Many people assume that money or other assets held in a trust are protected from an order of property division in a divorce, but that is often not the case. Even where a trust isn’t considered for purposes of actually property division it is often considered income for the purposes of calculating alimony and child support payments. It can also be used by a judge to determine what share of the marital estate each spouse should receive in the divorce.
Massachusetts family courts take a very broad view of what constitutes marital property. The most common types of marital assets include retirement accounts, bank accounts, the real estate and other tangible interests, but it also includes intangible vested and unvested interests, which for the purposes of this blog will refer to trusts.
Trusts come in all different forms, the differences typically relate to how the trust’s assets are distributed to its beneficiaries. A beneficial interest in a trust is either vested or unvested. If a beneficiaries’ interest in a trust is vested that means there are no additional conditions that need to be met for the beneficiary to receive the money. If a trust has not yet vested that means that there is something that must have in the future for the beneficiary to receive the assets of the trust.
Typically when a person’s interest in a trust has vested that means the person has a present ownership interest in the trust assets, and it’s that present ownership that converts a trust into marital property. Unfortunately the analysis of whether a trust is marital property does not end there.
Even when a person has the right to assets or income from the trust there could be other provisions that limit that ownership. A trust could be set up for not just your spouse’s interest, but for that of future generations to benefit from. If this is the case there are usually provisions contained in the trust which allow a person to use the trust assets, but not to sell them. It may also give them the right to receive income generated by the trust assets, but not to use the principal assets of the trust.
The court’s use a fairly simple sounding test to analyze whether a trust is marital property. However, its application is very fact specific and depends on the circumstances of each individual case, which makes it much less simple that it may initially appear. The test is (1) Is future acquisition fairly certain? (2) Is it subject to present valuation? (3) is the interest too speculative?

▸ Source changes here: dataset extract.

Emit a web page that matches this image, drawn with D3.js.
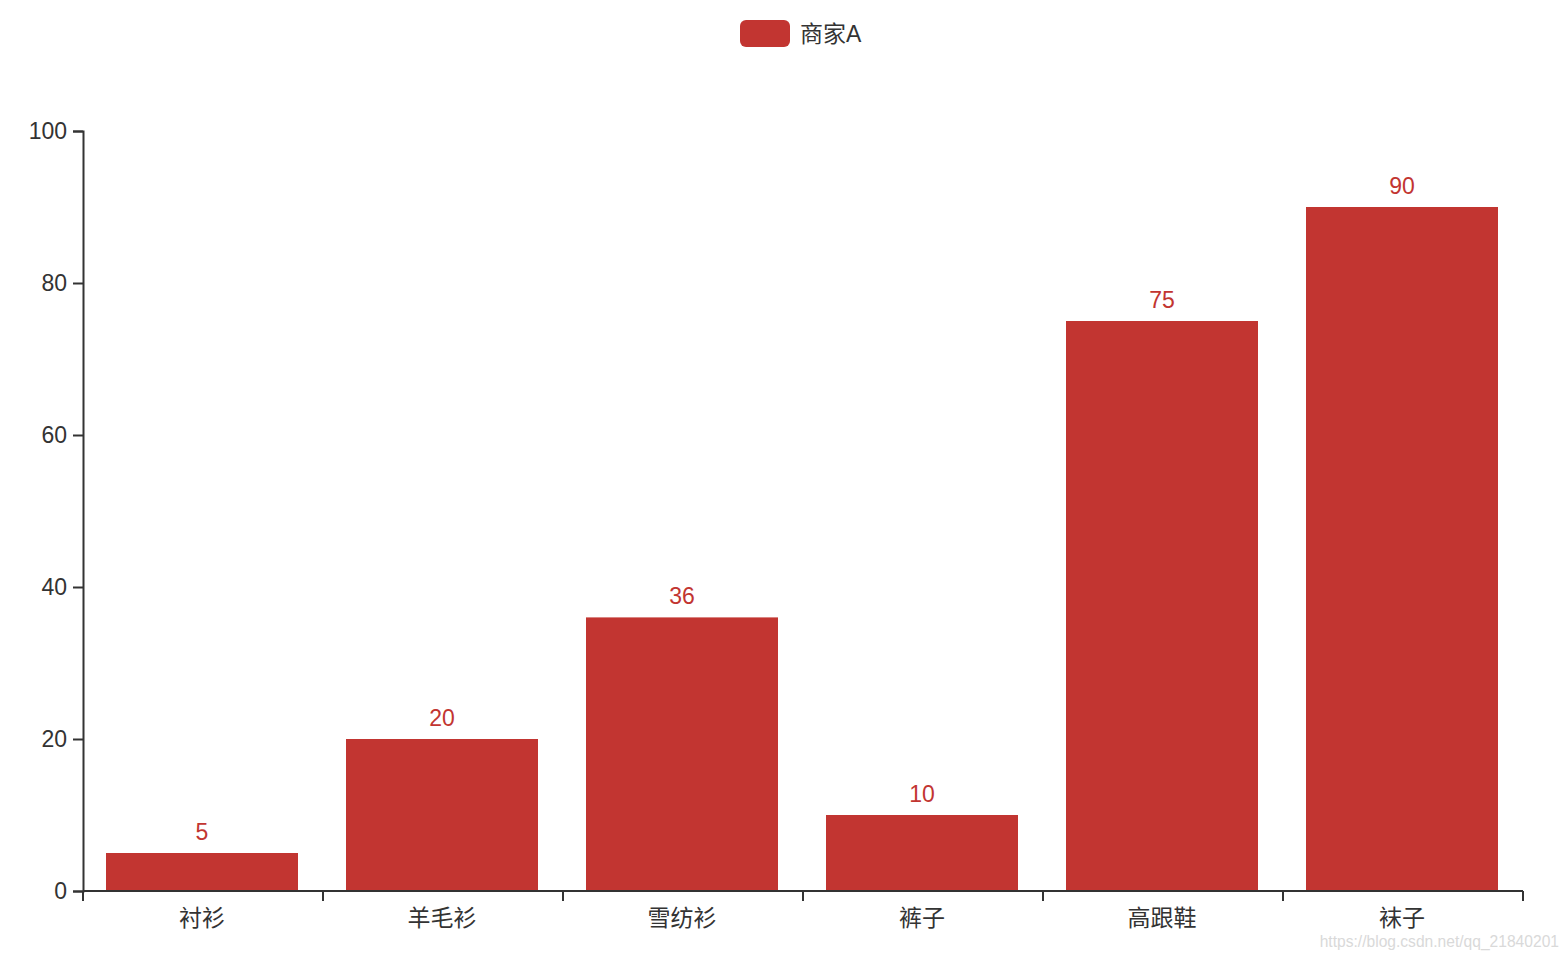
<!DOCTYPE html>
<html>
<head>
<meta charset="utf-8">
<script src="https://cdn.jsdelivr.net/npm/d3@7/dist/d3.min.js"></script>
<style>
html,body{margin:0;padding:0;background:#fff;}
svg{display:block;}
text{font-family:"Liberation Sans","Noto Sans CJK SC",sans-serif;}
</style>
</head>
<body>
<svg id="chart" width="1568" height="958"></svg>
<script>
const categories = ["衬衫","羊毛衫","雪纺衫","裤子","高跟鞋","袜子"];
const seriesName = "商家A";
const values = [5, 20, 36, 10, 75, 90];
const yTicks = [0, 20, 40, 60, 80, 100];
const watermark = "https://blog.csdn.net/qq_21840201";

const color = "#c23531";
const axisColor = "#333";
const fontFam = '"Liberation Sans","Noto Sans CJK SC",sans-serif';
const svg = d3.select("#chart");
const margin = {left: 83, right: 45, top: 131, bottom: 67};
const W = 1568, H = 958;

const x = d3.scaleBand().domain(categories).range([margin.left - 1, W - margin.right - 1]).paddingInner(0.2).paddingOuter(0.1);
const y = d3.scaleLinear().domain([0, 100]).range([H - margin.bottom, margin.top]);

// bars
svg.append("g").selectAll("rect").data(values).join("rect")
  .attr("x", (d,i) => x(categories[i]))
  .attr("width", x.bandwidth())
  .attr("y", d => y(d))
  .attr("height", d => y(0) - y(d))
  .attr("fill", color);

// labels
svg.append("g").selectAll("text").data(values).join("text")
  .attr("x", (d,i) => x(categories[i]) + x.bandwidth()/2)
  .attr("y", d => y(d) - 13)
  .attr("text-anchor", "middle")
  .attr("font-size", 23)
  .attr("fill", color)
  .text(d => d);

// y axis
const yAxis = svg.append("g").attr("transform", `translate(${margin.left},0)`)
  .call(d3.axisLeft(y).tickValues(yTicks).tickSize(10).tickPadding(6));
yAxis.selectAll("path,line").attr("stroke", axisColor).attr("stroke-width", 2);
yAxis.selectAll("text").attr("font-size", 23).attr("fill", axisColor)
  .attr("font-family", fontFam);

// x axis with boundary ticks
const xAxisG = svg.append("g").attr("transform", `translate(0,${y(0)})`);
const xr = [margin.left, W - margin.right];
xAxisG.append("line").attr("x1", xr[0]).attr("x2", xr[1]).attr("y1", 0).attr("y2", 0)
  .attr("stroke", axisColor).attr("stroke-width", 2);
const boundaries = d3.range(categories.length + 1).map(i => xr[0] + i * (xr[1]-xr[0]) / categories.length);
xAxisG.selectAll("line.tick").data(boundaries).join("line").attr("class","tick")
  .attr("x1", d => d).attr("x2", d => d).attr("y1", 0).attr("y2", 10)
  .attr("stroke", axisColor).attr("stroke-width", 2);
xAxisG.selectAll("text").data(categories).join("text")
  .attr("x", d => x(d) + x.bandwidth()/2)
  .attr("y", 35)
  .attr("text-anchor", "middle")
  .attr("font-size", 23)
  .attr("fill", axisColor)
  .text(d => d);

// legend
const lg = svg.append("g");
lg.append("rect").attr("x", 740).attr("y", 20).attr("width", 50).attr("height", 27).attr("rx", 6).attr("fill", color);
lg.append("text").attr("x", 800).attr("y", 34).attr("dominant-baseline", "central")
  .attr("font-size", 23).attr("fill", axisColor).text(seriesName);

// watermark
svg.append("text").attr("x", 1559).attr("y", 947).attr("text-anchor", "end")
  .attr("font-size", 15.6).attr("fill", "#d9d9d9")
  .attr("font-family", "'Liberation Sans', Arial, sans-serif")
  .text(watermark);
</script>
</body>
</html>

Even if a judge determines that a trust isn’t marital property that can be divided the judge can still use a person’s interest in a trust as a factor in deciding what share of the marital estate each party receives. Massachusetts is what is called an equitable division state. This essentially means that any division of marital property between the parties is supposed to be fair. Fair does not necessarily mean there should be a 50/50 division, but rather a fair division, and to determine what fair means courts resort to the use a number of factors, which include among others the “estate, liabilities and needs of each of the parties and the opportunity of each for future acquisition of capital assets and income.” M.G.L.c 208, s. 34.
Where one spouse will be in a better financial situation because they will be the beneficiary of a sizable trust or inheritance then the court may decide to award the spouse who does not have this type of access a larger share of the marital estate.
The court’s can also use a present interest in a trust that is determined to not be subject to division in calculating child support or alimony awards.
Whether or not a trust and its assets will be subject to division is heavily dependent upon the facts of each case. The best place to start is to obtain the documents that were used to form the trust. This can be a complex analysis and you should seek the advice of a knowledgeable family law attorney to determine what your rights and interests may be in a divorce.